According to economists and Iranian officials, the project was a textbook example of self-financing: the bank essentially lent to its own owner's companies. When it collapsed, the semi-official Tasnim agency reported that over 90% of its resources were tied up in projects under its own management.

A system at its limits

Ayandeh had been in the crosshairs of politicians, both conservatives and reformers, for years, calling for its closure and warning that its support by the central bank was fueling inflation. In October, Judiciary Chief Gholamhossein Mohseni-Ejei publicly called on the central bank to intervene, threatening legal action. The following day, the bank's dissolution was announced. The state took over its debts and forced it to merge with the largest state bank, Bank Melli. According to economists, at least five more banks, including Bank Sepah, face a similar risk.
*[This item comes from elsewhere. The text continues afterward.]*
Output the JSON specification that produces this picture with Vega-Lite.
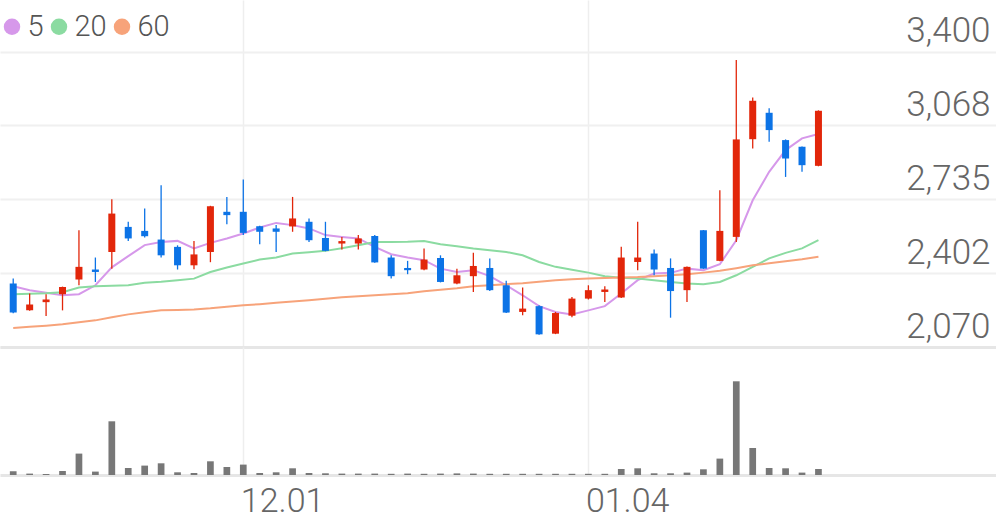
{
  "$schema": "https://vega.github.io/schema/vega-lite/v6.json",
  "padding": {"left": 0, "top": 0, "right": 0, "bottom": 0},
  "background": "white",
  "spacing": 0,
  "config": {
    "view": {"stroke": null},
    "font": "Roboto"
  },
  "datasets": {
    "candles": [
      {"i":0,"date":"2020-11-11","open":2356,"high":2378,"low":2222,"close":2225,"vol":37,"ma5":2344,"ma20":2308,"ma60":2156},
      {"i":1,"date":"2020-11-12","open":2235,"high":2311,"low":2233,"close":2261,"vol":14,"ma5":2326,"ma20":2310,"ma60":2161},
      {"i":2,"date":"2020-11-13","open":2272,"high":2308,"low":2210,"close":2284,"vol":10,"ma5":2314,"ma20":2312,"ma60":2166},
      {"i":3,"date":"2020-11-16","open":2308,"high":2342,"low":2235,"close":2340,"vol":40,"ma5":2303,"ma20":2317,"ma60":2172},
      {"i":4,"date":"2020-11-17","open":2374,"high":2596,"low":2348,"close":2431,"vol":214,"ma5":2308,"ma20":2338,"ma60":2181},
      {"i":5,"date":"2020-11-18","open":2419,"high":2473,"low":2363,"close":2408,"vol":34,"ma5":2348,"ma20":2344,"ma60":2190},
      {"i":6,"date":"2020-11-19","open":2498,"high":2735,"low":2423,"close":2671,"vol":537,"ma5":2429,"ma20":2346,"ma60":2204},
      {"i":7,"date":"2020-11-20","open":2611,"high":2634,"low":2547,"close":2559,"vol":70,"ma5":2479,"ma20":2348,"ma60":2217},
      {"i":8,"date":"2020-11-23","open":2593,"high":2694,"low":2563,"close":2569,"vol":94,"ma5":2529,"ma20":2359,"ma60":2226},
      {"i":9,"date":"2020-11-24","open":2554,"high":2799,"low":2473,"close":2483,"vol":117,"ma5":2543,"ma20":2364,"ma60":2235},
      {"i":10,"date":"2020-11-25","open":2521,"high":2528,"low":2419,"close":2438,"vol":27,"ma5":2548,"ma20":2371,"ma60":2237},
      {"i":11,"date":"2020-11-26","open":2438,"high":2548,"low":2420,"close":2487,"vol":20,"ma5":2514,"ma20":2378,"ma60":2239},
      {"i":12,"date":"2020-11-27","open":2498,"high":2706,"low":2452,"close":2704,"vol":137,"ma5":2539,"ma20":2408,"ma60":2244},
      {"i":13,"date":"2020-11-30","open":2679,"high":2746,"low":2623,"close":2664,"vol":80,"ma5":2559,"ma20":2428,"ma60":2251},
      {"i":14,"date":"2020-12-01","open":2679,"high":2825,"low":2574,"close":2584,"vol":104,"ma5":2581,"ma20":2446,"ma60":2258},
      {"i":15,"date":"2020-12-02","open":2614,"high":2616,"low":2533,"close":2589,"vol":20,"ma5":2608,"ma20":2464,"ma60":2263},
      {"i":16,"date":"2020-12-03","open":2604,"high":2619,"low":2498,"close":2589,"vol":27,"ma5":2629,"ma20":2473,"ma60":2269},
      {"i":17,"date":"2020-12-04","open":2613,"high":2746,"low":2589,"close":2649,"vol":67,"ma5":2619,"ma20":2491,"ma60":2275},
      {"i":18,"date":"2020-12-07","open":2634,"high":2649,"low":2543,"close":2551,"vol":20,"ma5":2604,"ma20":2497,"ma60":2281},
      {"i":19,"date":"2020-12-08","open":2561,"high":2634,"low":2501,"close":2503,"vol":17,"ma5":2574,"ma20":2503,"ma60":2287},
      {"i":20,"date":"2020-12-09","open":2536,"high":2566,"low":2509,"close":2547,"vol":14,"ma5":2566,"ma20":2515,"ma60":2294},
      {"i":21,"date":"2020-12-10","open":2536,"high":2574,"low":2509,"close":2559,"vol":14,"ma5":2559,"ma20":2528,"ma60":2299},
      {"i":22,"date":"2020-12-11","open":2570,"high":2574,"low":2450,"close":2451,"vol":14,"ma5":2521,"ma20":2543,"ma60":2303},
      {"i":23,"date":"2020-12-14","open":2473,"high":2483,"low":2378,"close":2389,"vol":12,"ma5":2488,"ma20":2543,"ma60":2308},
      {"i":24,"date":"2020-12-15","open":2426,"high":2458,"low":2398,"close":2416,"vol":14,"ma5":2473,"ma20":2544,"ma60":2312},
      {"i":25,"date":"2020-12-16","open":2419,"high":2514,"low":2416,"close":2464,"vol":12,"ma5":2461,"ma20":2547,"ma60":2321},
      {"i":26,"date":"2020-12-17","open":2471,"high":2483,"low":2361,"close":2363,"vol":14,"ma5":2423,"ma20":2533,"ma60":2328},
      {"i":27,"date":"2020-12-18","open":2356,"high":2423,"low":2353,"close":2393,"vol":16,"ma5":2408,"ma20":2524,"ma60":2335},
      {"i":28,"date":"2020-12-21","open":2389,"high":2494,"low":2318,"close":2435,"vol":14,"ma5":2416,"ma20":2514,"ma60":2344},
      {"i":29,"date":"2020-12-22","open":2426,"high":2469,"low":2322,"close":2326,"vol":12,"ma5":2389,"ma20":2506,"ma60":2348},
      {"i":30,"date":"2020-12-23","open":2348,"high":2368,"low":2223,"close":2225,"vol":12,"ma5":2348,"ma20":2498,"ma60":2353},
      {"i":31,"date":"2020-12-24","open":2228,"high":2338,"low":2213,"close":2243,"vol":12,"ma5":2303,"ma20":2483,"ma60":2357},
      {"i":32,"date":"2020-12-28","open":2254,"high":2258,"low":2125,"close":2127,"vol":12,"ma5":2254,"ma20":2453,"ma60":2364},
      {"i":33,"date":"2020-12-29","open":2130,"high":2228,"low":2128,"close":2223,"vol":12,"ma5":2228,"ma20":2431,"ma60":2371},
      {"i":34,"date":"2020-12-30","open":2211,"high":2295,"low":2204,"close":2288,"vol":12,"ma5":2217,"ma20":2418,"ma60":2375},
      {"i":35,"date":"2021-01-04","open":2288,"high":2348,"low":2284,"close":2326,"vol":12,"ma5":2235,"ma20":2405,"ma60":2378},
      {"i":36,"date":"2021-01-05","open":2318,"high":2344,"low":2273,"close":2329,"vol":12,"ma5":2254,"ma20":2389,"ma60":2381},
      {"i":37,"date":"2021-01-06","open":2293,"high":2521,"low":2291,"close":2473,"vol":60,"ma5":2311,"ma20":2382,"ma60":2383},
      {"i":38,"date":"2021-01-07","open":2453,"high":2634,"low":2416,"close":2473,"vol":67,"ma5":2371,"ma20":2378,"ma60":2385},
      {"i":39,"date":"2021-01-08","open":2491,"high":2509,"low":2393,"close":2419,"vol":17,"ma5":2401,"ma20":2371,"ma60":2389},
      {"i":40,"date":"2021-01-11","open":2426,"high":2469,"low":2202,"close":2322,"vol":17,"ma5":2404,"ma20":2363,"ma60":2393},
      {"i":41,"date":"2021-01-12","open":2326,"high":2433,"low":2273,"close":2431,"vol":24,"ma5":2423,"ma20":2356,"ma60":2398},
      {"i":42,"date":"2021-01-13","open":2596,"high":2597,"low":2422,"close":2423,"vol":57,"ma5":2416,"ma20":2353,"ma60":2405},
      {"i":43,"date":"2021-01-14","open":2458,"high":2776,"low":2456,"close":2593,"vol":164,"ma5":2443,"ma20":2363,"ma60":2413},
      {"i":44,"date":"2021-01-15","open":2566,"high":3363,"low":2543,"close":3005,"vol":937,"ma5":2551,"ma20":2393,"ma60":2425},
      {"i":45,"date":"2021-01-18","open":3006,"high":3194,"low":2964,"close":3179,"vol":270,"ma5":2731,"ma20":2431,"ma60":2438},
      {"i":46,"date":"2021-01-19","open":3125,"high":3145,"low":2994,"close":3047,"vol":70,"ma5":2859,"ma20":2469,"ma60":2447},
      {"i":47,"date":"2021-01-20","open":3002,"high":3005,"low":2836,"close":2919,"vol":67,"ma5":2957,"ma20":2494,"ma60":2456},
      {"i":48,"date":"2021-01-21","open":2972,"high":2973,"low":2859,"close":2889,"vol":24,"ma5":3010,"ma20":2514,"ma60":2465},
      {"i":49,"date":"2021-01-22","open":2886,"high":3136,"low":2884,"close":3134,"vol":60,"ma5":3029,"ma20":2551,"ma60":2476}
    ]
  },
  "vconcat": [
    {
      "width": 996,
      "height": 347,
      "data": {"name": "candles"},
      "layer": [
        {
          "transform": [{"fold": ["ma5", "ma20", "ma60"], "as": ["ma", "v"]}],
          "mark": {"type": "line", "strokeWidth": 2},
          "encoding": {
            "x": {
              "field": "i", "type": "quantitative",
              "scale": {"domain": [-0.5, 59.5], "nice": false, "zero": false},
              "axis": {"values": [14, 35], "labels": false, "ticks": false, "tickSize": 0, "domain": true, "domainColor": "#e6e6e6", "domainWidth": 3, "grid": true, "gridColor": "#eeeeee", "gridWidth": 1.5, "title": null}
            },
            "y": {
              "field": "v", "type": "quantitative",
              "scale": {"domain": [2070, 3633], "nice": false, "zero": false},
              "axis": {"orient": "right", "values": [2070, 2402, 2735, 3068, 3400], "format": ",.0f", "domain": false, "ticks": false, "tickSize": 0, "grid": true, "gridColor": "#f0f0f0", "gridWidth": 2, "labelAlign": "right", "labelBaseline": "alphabetic", "labelOffset": -10, "labelPadding": -6, "labelFontSize": 35, "labelFont": "Roboto", "labelFontWeight": 300, "labelColor": "#666666", "labelFlush": false, "labelOverlap": false, "labelBound": false, "title": null}
            },
            "color": {
              "field": "ma", "type": "nominal",
              "scale": {"domain": ["ma5", "ma20", "ma60"], "range": ["#d698ea", "#8bdba1", "#f7a37a"]},
              "legend": {"orient": "none", "legendX": 0, "legendY": 12, "padding": 0, "direction": "horizontal", "title": null, "symbolType": "circle", "symbolSize": 270, "symbolOffset": -2.5, "symbolStrokeWidth": 0, "labelFontSize": 29, "labelFont": "Roboto", "labelFontWeight": 300, "labelColor": "#555555", "labelOffset": 1, "columnPadding": 3, "labelExpr": "datum.label == 'ma5' ? '5' : datum.label == 'ma20' ? '20' : '60'", "encode": {"symbols": {"update": {"fill": {"scale": "color", "field": "value"}, "opacity": {"value": 1}}}}}
            }
          }
        },
        {
          "mark": {"type": "rule", "strokeWidth": 1.3},
          "encoding": {
            "x": {"field": "i", "type": "quantitative"},
            "y": {"field": "low", "type": "quantitative"},
            "y2": {"field": "high"},
            "color": {"condition": {"test": "datum.close >= datum.open", "value": "#e2260a"}, "value": "#0c73e6"}
          }
        },
        {
          "mark": {"type": "bar", "width": 7},
          "encoding": {
            "x": {"field": "i", "type": "quantitative"},
            "y": {"field": "open", "type": "quantitative"},
            "y2": {"field": "close"},
            "color": {"condition": {"test": "datum.close >= datum.open", "value": "#e2260a"}, "value": "#0c73e6"}
          }
        }
      ]
    },
    {
      "width": 996,
      "height": 128,
      "data": {"name": "candles"},
      "mark": {"type": "bar", "width": 6.7, "color": "#777777"},
      "encoding": {
        "x": {
          "field": "i", "type": "quantitative",
          "scale": {"domain": [-0.5, 59.5], "nice": false, "zero": false},
          "axis": {"values": [14, 35], "labelExpr": "datum.value == 14 ? '12.01' : '01.04'", "ticks": false, "tickSize": 0, "domain": true, "domainColor": "#e6e6e6", "domainWidth": 3, "grid": true, "gridColor": "#eeeeee", "gridWidth": 1.5, "labelAlign": "left", "labelBaseline": "alphabetic", "labelPadding": 36, "labelOffset": -3, "labelFontSize": 34, "labelFont": "Roboto", "labelFontWeight": 300, "labelColor": "#666666", "labelFlush": false, "labelOverlap": false, "title": null}
        },
        "y": {
          "field": "vol", "type": "quantitative",
          "scale": {"domain": [0, 1280], "nice": false},
          "axis": null
        }
      }
    }
  ]
}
The central bank's director of banking supervision last year called Ayandeh a "Ponzi scheme." For many Iranians, it symbolized a system that funneled scarce resources to a privileged elite.

Economic collapse and social explosion

The rial lost 84% of its value against the dollar in 2025, while food prices increased at an annual rate of 72%. Wages did not follow. Shopkeepers were unable to price products, and importers recorded losses before even selling. "The Iranian middle class has been destroyed," said a 43-year-old artist from Tehran. At the same time, the government pushed through harsh austerity measures, cutting subsidies worth $10 billion, abolishing favorable import exchange rates, and reducing subsidies on bread and fuel.
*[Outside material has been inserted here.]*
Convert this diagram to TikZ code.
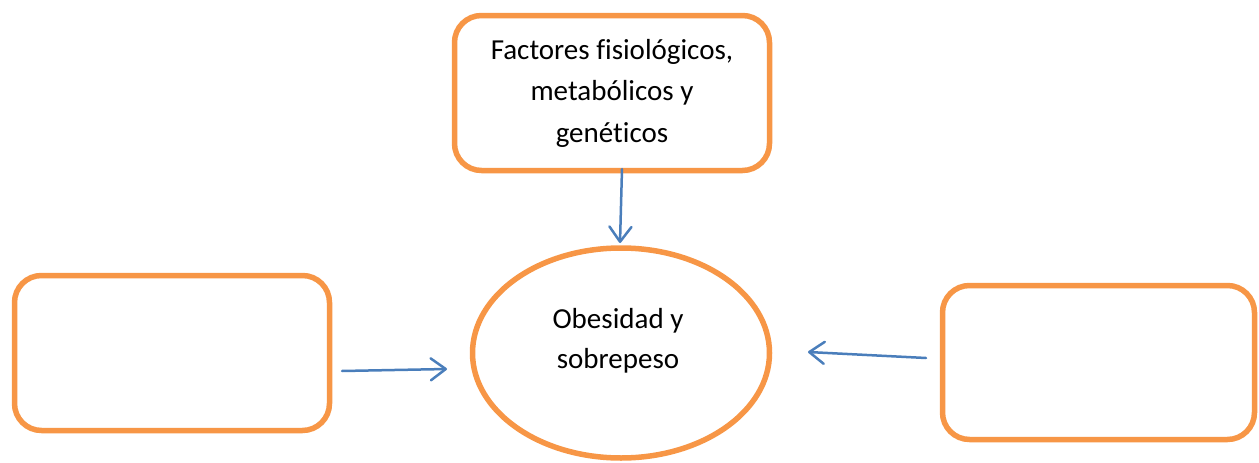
\documentclass[tikz,border=0pt]{standalone}
\usepackage{fontspec}
\setmainfont[Ligatures=NoCommon]{Carlito}
\usetikzlibrary{arrows.meta,shapes.geometric}
\definecolor{orng}{HTML}{F79646}
\definecolor{blu}{HTML}{4A7EBB}
\begin{document}
\begin{tikzpicture}[x=1pt,y=-1pt,
  box/.style={draw=orng, line width=5.5pt, rounded corners=27pt, fill=white,
    inner sep=0pt, align=center, font=\fontsize{29}{41.5}\selectfont},
  oval/.style={ellipse, draw=orng, line width=5.5pt, fill=white, inner sep=0pt,
    minimum width=297pt, minimum height=210pt},
  lbl/.style={align=center, font=\fontsize{29}{40}\selectfont, inner sep=0pt},
  conn/.style={draw=blu, line width=2.5pt, line cap=round,
    -{Straight Barb[length=15pt,width=22pt,line cap=round,line join=round]}}]
\useasboundingbox (0,0) rectangle (1259,463);
\node[box, minimum width=315pt, minimum height=155pt] (top) at (612,93)
  {Factores fisiológicos,\\metabólicos y\\genéticos};
\node[box, minimum width=315pt, minimum height=155pt] (left) at (172,353) {};
\node[box, minimum width=312pt, minimum height=154pt] (right) at (1098.5,362.5) {};
\node[oval] (ell) at (621,353) {};
\node[lbl] (ellt) at (618,341) {Obesidad y\\sobrepeso};
\coordinate (ta) at (622,169);
\coordinate (tb) at (620,243);
\coordinate (la) at (342,371);
\coordinate (lb) at (447,369);
\coordinate (ra) at (926,358);
\coordinate (rb) at (808,352);
\draw[conn] (ta) -- (tb);
\draw[conn] (la) -- (lb);
\draw[conn] (ra) -- (rb);
\end{tikzpicture}
\end{document}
Protests broke out at the end of the year and spread to dozens of cities, despite the internet blackout and the bloody crackdown, with hundreds dead according to human rights organizations. Whatever happens with the mobilizations, the pressure on the regime from deep, structural economic problems and external pressures is not going to disappear.

"If they could spend their way out of the crisis, they would have already done it," noted Erik Meyersson, head of emerging markets strategy at SEB. "The fact that they resorted to such violence shows how difficult the situation has become for the regime."